|Authors||B.W. Hoeksema, S.E.T. van der Meij|
|Title||Cryptic marine biota of the Raja Ampat island group : Preliminary results of the Raja Ampat Expedition (2007), Ekspedisi Widya Nusantara (E-Win) of the Indonesian Institute of Sciences (LIPI)|
|Publisher||National Museum of Natural History Naturalis|
|Title series||Progress report|
|Keywords||cryptic marine biota; Raja Ampat; Naturalis expedition|
|Abstract||The Raja Ampat expedition in 2007 was organized by the National Museum of Natural History Naturalis in Leiden in cooperation with the Research Centre for Oceanography (RCO-LIPI, Jakarta) as part of Ekspedisi Widya Nusantara (E-Win expedition) of the Indonesian Institute of Sciences (LIPI).
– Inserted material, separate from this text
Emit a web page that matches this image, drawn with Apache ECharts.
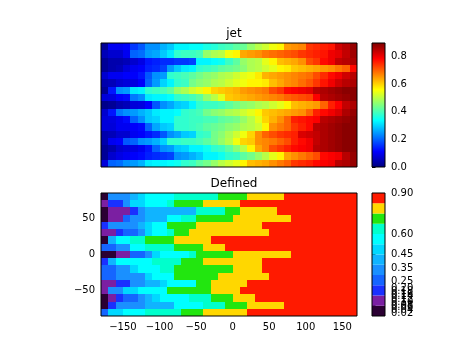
<!DOCTYPE html>
<html>
<head>
<meta charset="utf-8">
<style>
  html, body { margin: 0; padding: 0; background: #fff; }
  #chart { width: 474px; height: 355px; }
</style>
<script src="https://cdn.jsdelivr.net/npm/echarts@6/dist/echarts.min.js"></script>
</head>
<body>
<div id="chart"></div>
<script>
// cell centres
var lons = [-175,-165,-155,-145,-135,-125,-115,-105,-95,-85,-75,-65,-55,-45,-35,-25,-15,-5,5,15,25,35,45,55,65,75,85,95,105,115,125,135,145,155,165];
var lats = [80,70,60,50,40,30,20,10,0,-10,-20,-30,-40,-50,-60,-70,-80];

// values per row, top row first
var row80  = [.02,.10,.10,.11,.16,.19,.24,.24,.27,.29,.33,.33,.34,.34,.36,.37,.39,.40,.42,.43,.47,.50,.52,.55,.57,.65,.66,.67,.74,.75,.76,.77,.83,.85,.88];
var row70  = [.05,.07,.07,.10,.20,.21,.25,.26,.29,.32,.38,.39,.39,.40,.47,.49,.50,.55,.57,.64,.65,.66,.68,.69,.70,.71,.72,.74,.75,.76,.77,.80,.81,.84,.87];
var row60  = [.02,.04,.04,.05,.07,.09,.13,.14,.15,.15,.16,.16,.17,.33,.33,.34,.35,.39,.42,.47,.49,.50,.54,.57,.62,.63,.64,.66,.72,.74,.78,.80,.84,.85,.86];
var row50  = [.02,.04,.05,.08,.10,.11,.14,.15,.17,.25,.29,.32,.33,.38,.39,.40,.42,.43,.44,.46,.49,.50,.52,.54,.57,.58,.61,.62,.63,.64,.65,.66,.68,.70,.78];
var row40  = [.07,.10,.10,.11,.11,.13,.19,.24,.25,.38,.39,.40,.42,.44,.46,.47,.49,.50,.52,.54,.55,.58,.63,.64,.65,.66,.67,.68,.69,.72,.75,.78,.80,.83,.85];
var row30  = [.04,.05,.07,.08,.085,.11,.20,.25,.30,.33,.38,.39,.44,.46,.47,.49,.50,.52,.54,.55,.57,.57,.58,.62,.64,.66,.67,.69,.71,.74,.77,.80,.83,.85,.86];
var row20  = [.02,.13,.24,.25,.32,.33,.38,.39,.40,.42,.47,.49,.52,.54,.57,.60,.61,.62,.63,.65,.66,.67,.68,.72,.74,.78,.79,.80,.81,.85,.86,.87,.88,.89,.89];
var row10  = [.08,.085,.11,.12,.22,.24,.32,.33,.33,.34,.38,.39,.40,.42,.47,.50,.54,.61,.62,.63,.64,.65,.66,.67,.68,.70,.71,.72,.73,.79,.85,.86,.87,.88,.89];
var row0   = [.01,.02,.04,.05,.08,.085,.11,.19,.24,.26,.29,.30,.33,.38,.39,.39,.40,.42,.44,.46,.47,.49,.50,.52,.54,.57,.62,.63,.64,.65,.70,.76,.79,.84,.86];
var rowM10 = [.07,.13,.22,.24,.25,.27,.29,.32,.33,.33,.34,.38,.39,.40,.44,.46,.47,.49,.50,.52,.54,.57,.61,.62,.63,.64,.65,.66,.70,.76,.78,.80,.82,.86,.88];
var rowM20 = [.08,.085,.10,.12,.20,.24,.29,.30,.33,.33,.38,.38,.39,.39,.40,.40,.42,.43,.44,.47,.50,.54,.60,.63,.66,.70,.76,.77,.78,.79,.85,.86,.87,.88,.89];
var rowM30 = [.08,.08,.10,.10,.11,.12,.20,.26,.29,.30,.38,.38,.39,.40,.42,.43,.44,.46,.47,.49,.50,.52,.57,.66,.68,.70,.74,.76,.78,.85,.86,.87,.88,.89,.89];
var rowM40 = [.04,.05,.07,.07,.10,.11,.13,.15,.19,.24,.26,.29,.30,.38,.39,.44,.46,.49,.52,.55,.60,.66,.70,.72,.74,.75,.76,.82,.83,.84,.86,.87,.88,.89,.89];
var rowM50 = [.04,.10,.11,.19,.20,.24,.25,.27,.30,.38,.38,.39,.39,.40,.42,.44,.47,.50,.55,.60,.61,.66,.67,.68,.70,.72,.76,.78,.80,.84,.86,.87,.88,.89,.89];
var rowM60 = [.02,.04,.07,.08,.085,.10,.13,.20,.24,.25,.29,.30,.33,.33,.35,.38,.39,.42,.46,.50,.57,.64,.67,.72,.74,.76,.78,.79,.80,.85,.86,.87,.88,.89,.89];
var rowM70 = [.02,.07,.09,.10,.11,.12,.14,.15,.16,.17,.24,.25,.27,.29,.33,.33,.35,.38,.39,.42,.44,.47,.50,.54,.57,.64,.66,.68,.70,.72,.78,.79,.80,.85,.88];
var rowM80 = [.08,.20,.21,.24,.25,.27,.32,.33,.33,.34,.35,.38,.39,.42,.44,.47,.50,.52,.54,.57,.62,.63,.64,.66,.68,.70,.74,.75,.76,.78,.79,.80,.85,.86,.88];
var rows = [row80,row70,row60,row50,row40,row30,row20,row10,row0,rowM10,rowM20,rowM30,rowM40,rowM50,rowM60,rowM70,rowM80];

// tick labels
var xTicks = [-150,-100,-50,0,50,100,150];
var yTicks = [-50,0,50];
var jetTicks = [0,0.2,0.4,0.6,0.8];
var definedTicks = [0.90,0.60,0.45,0.35,0.25,0.20,0.18,0.16,0.14,0.12,0.10,0.08,0.06,0.04,0.02,0];

// colours
var jetColors = ['#00007f','#0000ff','#007fff','#00ffff','#7fff7f','#ffff00','#ff7f00','#ff0000','#7f0000'];
var definedColors = ['#2b0033','#7b1fa2','#1a30ff','#1565ff','#1a90ff','#10b4ff','#00d8ff','#00ffff','#00ffcc','#22e60f','#ffd700','#ff1a00'];
// value limits of the defined colours in the lower map
var definedLimits = [0,.03,.06,.075,.09,.125,.18,.22,.32,.38,.44,.60,.95];
// the colour bar below shows the colours in equal steps
var barSteps = [0,.075,.15,.225,.3,.375,.45,.525,.6,.675,.75,.825,.9];

var cells = [];
rows.forEach(function (row, r) {
    row.forEach(function (v, c) {
        cells.push([lons[c], lats[r], v]);
    });
});

var pieces = definedColors.map(function (color, i) {
    return { gte: definedLimits[i], lt: definedLimits[i + 1], color: color };
});
var barData = definedColors.map(function (color, i) {
    return [barSteps[i], barSteps[i + 1], i];
});

function renderCell(params, api) {
    var p0 = api.coord([api.value(0) - 5, api.value(1) + 5]);
    var p1 = api.coord([api.value(0) + 5, api.value(1) - 5]);
    var x = Math.round(p0[0]), y = Math.round(p0[1]);
    return {
        type: 'rect',
        shape: { x: x, y: y, width: Math.round(p1[0]) - x, height: Math.round(p1[1]) - y },
        style: { fill: api.visual('color') }
    };
}

function renderJetBar(params, api) {
    var p0 = api.coord([0, 0.9]);
    var p1 = api.coord([1, 0]);
    var stops = jetColors.map(function (color, i) {
        return { offset: 1 - i / (jetColors.length - 1), color: color };
    }).reverse();
    return {
        type: 'rect',
        shape: { x: p0[0], y: p0[1], width: p1[0] - p0[0], height: p1[1] - p0[1] },
        style: { fill: new echarts.graphic.LinearGradient(0, 0, 0, 1, stops) }
    };
}

function renderStep(params, api) {
    var p0 = api.coord([0, api.value(1)]);
    var p1 = api.coord([1, api.value(0)]);
    return {
        type: 'rect',
        shape: { x: p0[0], y: p0[1], width: p1[0] - p0[0], height: p1[1] - p0[1] },
        style: { fill: definedColors[api.value(2)] }
    };
}

var font = { fontFamily: 'DejaVu Sans', fontSize: 10, color: '#000' };
var tickStyle = { lineStyle: { color: '#000', width: 1 }, length: 3.5 };

function lonAxis(grid, labels) {
    return {
        type: 'value', gridIndex: grid, min: -180, max: 170,
        splitLine: { show: false }, axisLine: { show: false },
        axisTick: Object.assign({ show: true, customValues: xTicks }, tickStyle),
        axisLabel: Object.assign({
            show: labels, customValues: xTicks, margin: 6,
            formatter: function (v) { return String(v).replace('-', '\u2212'); }
        }, font)
    };
}
function latAxis(grid, labels) {
    return {
        type: 'value', gridIndex: grid, min: -85, max: 85,
        splitLine: { show: false }, axisLine: { show: false },
        axisTick: Object.assign({ show: true, customValues: yTicks }, tickStyle),
        axisLabel: Object.assign({
            show: labels, customValues: yTicks, margin: 6,
            formatter: function (v) { return String(v).replace('-', '\u2212'); }
        }, font)
    };
}
function barXAxis(grid) {
    return { type: 'value', gridIndex: grid, min: 0, max: 1, show: false };
}
function barYAxis(grid, ticks, digits) {
    return {
        type: 'value', gridIndex: grid, position: 'right', min: 0, max: 0.9,
        splitLine: { show: false }, axisLine: { show: false },
        axisTick: Object.assign({ show: true, customValues: ticks }, tickStyle),
        axisLabel: Object.assign({
            customValues: ticks, margin: 6,
            formatter: function (v) { return v.toFixed(digits); }
        }, font)
    };
}

var frame = { show: true, backgroundColor: 'transparent', borderColor: '#000', borderWidth: 1, z: 5 };

var myChart = echarts.init(document.getElementById('chart'), null, { renderer: 'canvas' });
myChart.setOption({
    animation: false,
    backgroundColor: '#fff',
    title: [
        { text: 'jet', left: 229, top: 23, textAlign: 'center',
          textStyle: { fontFamily: 'DejaVu Sans', fontSize: 12, fontWeight: 'normal', color: '#000' } },
        { text: 'Defined', left: 229, top: 173, textAlign: 'center',
          textStyle: { fontFamily: 'DejaVu Sans', fontSize: 12, fontWeight: 'normal', color: '#000' } }
    ],
    grid: [
        Object.assign({ left: 101, top: 43, width: 256, height: 124 }, frame),
        Object.assign({ left: 101, top: 193, width: 256, height: 123 }, frame),
        Object.assign({ left: 372, top: 43, width: 13, height: 124 }, frame),
        Object.assign({ left: 372, top: 193, width: 13, height: 123 }, frame)
    ],
    xAxis: [lonAxis(0, false), lonAxis(1, true), barXAxis(2), barXAxis(3)],
    yAxis: [latAxis(0, false), latAxis(1, true), barYAxis(2, jetTicks, 1), barYAxis(3, definedTicks, 2)],
    visualMap: [
        { type: 'continuous', show: false, seriesIndex: 0, dimension: 2, min: 0, max: 0.9, inRange: { color: jetColors } },
        { type: 'piecewise', show: false, seriesIndex: 1, dimension: 2, pieces: pieces }
    ],
    series: [
        { type: 'custom', xAxisIndex: 0, yAxisIndex: 0, data: cells, encode: { x: 0, y: 1 }, renderItem: renderCell, clip: true },
        { type: 'custom', xAxisIndex: 1, yAxisIndex: 1, data: cells, encode: { x: 0, y: 1 }, renderItem: renderCell, clip: true },
        { type: 'custom', xAxisIndex: 2, yAxisIndex: 2, data: [[0, 0.9]], renderItem: renderJetBar },
        { type: 'custom', xAxisIndex: 3, yAxisIndex: 3, data: barData, renderItem: renderStep }
    ]
});
</script>
</body>
</html>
The research team consisted of scientists from Indonesia, the Netherlands, Palau and the United States. The Raja Ampat islands are located northwest of Bird’s Head' peninsula in Papua, Indonesia. This area has recently gained much media attention due to its high marine biodiversity and the recent discovery of several new species of corals and fish. The expedition was based at Kri Eco Resort of Papua Diving, on Kri Island.|
The expedition aimed to study cryptic biota, which consist of species that lead hidden lives. They may be difficult to find because of their small size, their successful camouflage or mimicry, or because they live in habitats that are nearly inaccessible or easily overlooked. Some species resemble phylogenetically related species, called sibling species, which can be detected with the help of molecular (DNA) analyses. Use of camouflage is seen in many animals that live in close association with a host. In the case of such interspecific associations, the expedition members also studied the host organisms. Marine lakes, deep land inward bays, narrow channels, and deep sandy bottoms underneath reef slopes are examples of habitats that were studied despite their limited accessibility. All together, many different marine environments were studied.